Più semplice immaginare un ultimo, disperato, all in per salvare, se non la carriera, almeno il ricordo di un ragazzo che poteva essere molto ed è divenuto poco. Non un Safin trionfante in due Slam che si accompagnava a uno stuolo di modelle da capogiro. Non un Ivanisevic cavallo pazzo che vinceva Wimbledon da qualificato. Non un McEnroe che sfasciava racchette e alzava trofei a un ritmo forsennato. Kyrgios è rimasto sul guado. Dentro una generazione, quella dei Dimitrov e dei Thiem, che ha raccolto una semina scarsa, rispetto al loro talento.
Colpa dei Fantastici Quattro o di chissà cosa, il tennista aussie non sembra starci. Vuole dire la sua. Accodandosi ai tanti perbenisti che sono diventati (ahimè) qualcuno, grazie alle tastiere degli smartphone e non alle loro imprese sportive. Un delitto, per noi romantici controcorrente, innamorati dei gesti atletici e molto meno di ciò che li contorna.

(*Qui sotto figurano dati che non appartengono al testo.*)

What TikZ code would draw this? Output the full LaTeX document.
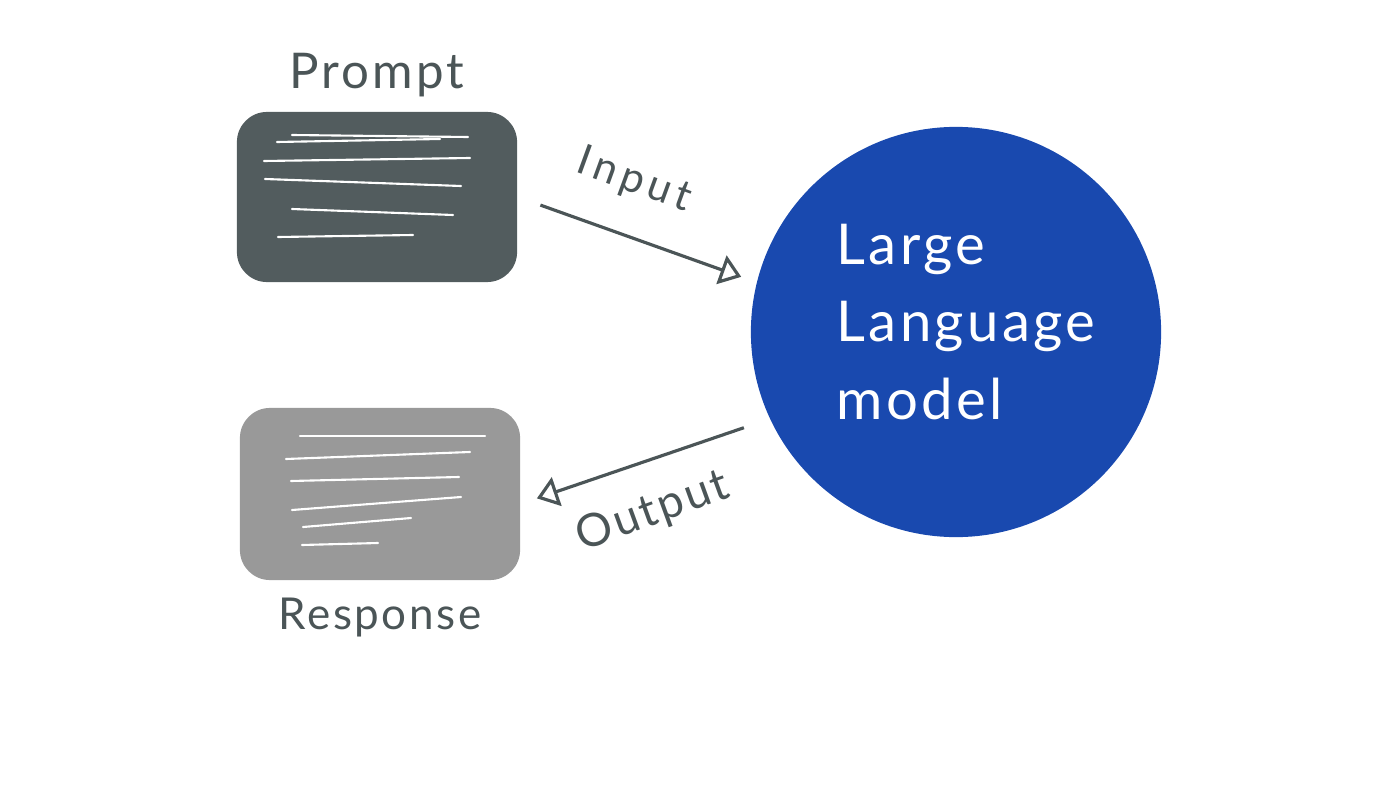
\documentclass[tikz,border=0pt]{standalone}
\usepackage{fontspec}
\setmainfont{Lato}[LetterSpace=6]
\usetikzlibrary{positioning,arrows.meta}
\definecolor{promptgray}{HTML}{525C5E}
\definecolor{respgray}{HTML}{999999}
\definecolor{llmblue}{HTML}{1949AF}
\definecolor{inkgray}{HTML}{4B5557}

\begin{document}
\begin{tikzpicture}[x=0.01cm,y=-0.01cm,
    pad/.style={rounded corners=0.3cm,minimum width=2.8cm,minimum height=1.7cm,inner sep=0},
    ink/.style={text=inkgray,inner sep=0},
    scribble/.style={white,line width=0.6pt,line cap=round},
    flow/.style={inkgray,line width=0.9pt,-{Triangle[open,length=0.21cm,width=0.3cm]}}]
        \useasboundingbox (0,0) rectangle (1400,788);
        \node[pad,fill=promptgray] (prompt) at (377,197) {};
        \node[pad,fill=respgray,minimum height=1.72cm] (response) at (380,494) {};
        \node[circle,fill=llmblue,minimum size=4.1cm,inner sep=0,
            label={[text=white,align=left,font=\fontsize{16}{22}\selectfont,xshift=0.1cm,yshift=0.1cm]center:Large\\Language\\model}]
            (llm) at (956,332) {};
        \node[ink,font=\fontsize{14}{16}\selectfont,above=0.14cm of prompt] (promptlbl) {Prompt};
        \node[ink,font=\fontsize{12.5}{15}\selectfont,below=0.17cm of response] (resplbl) {Response};
        % scribbled text lines
        \foreach \xa/\ya/\xb/\yb in {292/135/468/137, 277/142/440/139, 264/161/470/158,
            265/179/461/186, 292/209/453/215, 278/237/413/235}
        \draw[scribble] (\xa,\ya) -- (\xb,\yb);
        \foreach \xa/\ya/\xb/\yb in {300/436/485/436, 286/459/470/452, 291/481/459/477,
            292/510/461/497, 303/527/411/518, 302/545/378/543}
        \draw[scribble] (\xa,\ya) -- (\xb,\yb);
        \draw[flow,shorten <=0.24cm,shorten >=0.16cm] (prompt.east) -- (llm.166);
        \draw[flow,shorten <=0.27cm,shorten >=0.17cm] (llm.205) -- (response.356);
        \node[ink,font=\fontsize{12}{14}\selectfont\addfontfeature{LetterSpace=12},rotate=-20] (inlbl) at (634,181) {Input};
        \node[ink,font=\fontsize{13}{15}\selectfont,rotate=20] (outlbl) at (653,512) {Output};
\end{tikzpicture}
\end{document}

Amico Brasile, non posso che sottoscrivere il tuo virgolettato. “Non c’è nulla di più stucchevole di una rockstar che fa la morale” – lui sostiene di avercela innanzitutto coi Maneskin, ma il principio è generale. Un peccato, per quel teenager figlio di una principessa malese, che un tempo voleva saltare a canestro con la canotta dei Celtics. Da papabile next big thing a maniaco di tweener sul campo e tweet sul telefonino. Giocate fine a se stesse, come una polemica inutile che ha fatto scivolare Kyrgios nel calderone dei tanti maestri di un puritanesimo urticante, dei quali continuiamo a non sentire il bisogno.